We're voting with our feet.

Fewer people than ever are voting, fewer people are watching mainstream TV. Have you noticed the mass turn off? Have you switched off?

The numbers tell their own story: BBC 1's annual share is down to almost half what it was 20 years ago (1981 39 per cent, 2004 25 per cent - source BARB).

In 2001, the turnout at the election was just 59 per cent, the lowest since 1918 and in 2005 it was up just a couple of points.

So - is politics really dead? This flies in the face of what we see around us. Again, the numbers speak for themselves.

Think of that million who marched against the war; the turnout at the May anticapitalism demo. Then recall the numbers on the Countryside Alliance marches. That's before we get to the membership of organisations like Amnesty. 200,000 members in the UK alone are part of the global organisation with 1.5 million members. If you look at the broader interest groups, like the

Ramblers, then you see they well over the six-digit barrier.

These numbers on their own do not seem to be big enough to topple any Government but bear in mind that some seats are won by wafer thin numbers of under 100.

The establishment obviously still controls our daily lives, but marginals matter. The same is exactly the same in the media world. Instead of calling it apathy, we call it fragmentation and we track hits and pages and reach, and experts scramble to find where to spend our communications budgets.

Just look at the explosion in email and texting, browsing and blogging. As consumers, we love Coronation Street , but we are now getting to love our own content. The individual or

peer to peer is chipping away at the mainstream. Does this matter? Clearly in terms of our political economy we're going to have problems if we do not get the system aligned better to the electorate's demands but more discussion of that is not for here.

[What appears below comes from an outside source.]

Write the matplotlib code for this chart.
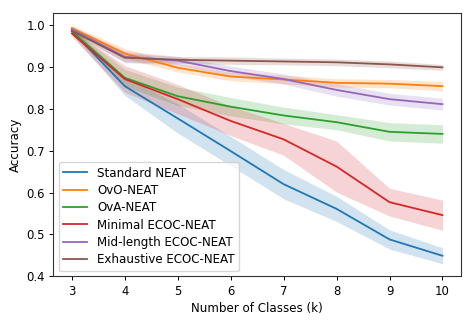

It's tough to work out where to invest and where the returns will be but my gut feel is that applications that work to deliver better one-to-one experiences will be where the money is: they offer scale, margin and, supported by a decent patent or trade mark.

Think of how you want more out of your mobile, more out of your digital radio and, looking at the latest Apple successes, we all want more music on the move. You can see how each of those platforms has plenty more profit in it.

The failure of the political system to modernise to meet the demands of the electorate is deeply concerning, but the fragmentation of the media markets is throwing up potential we could never have foreseen.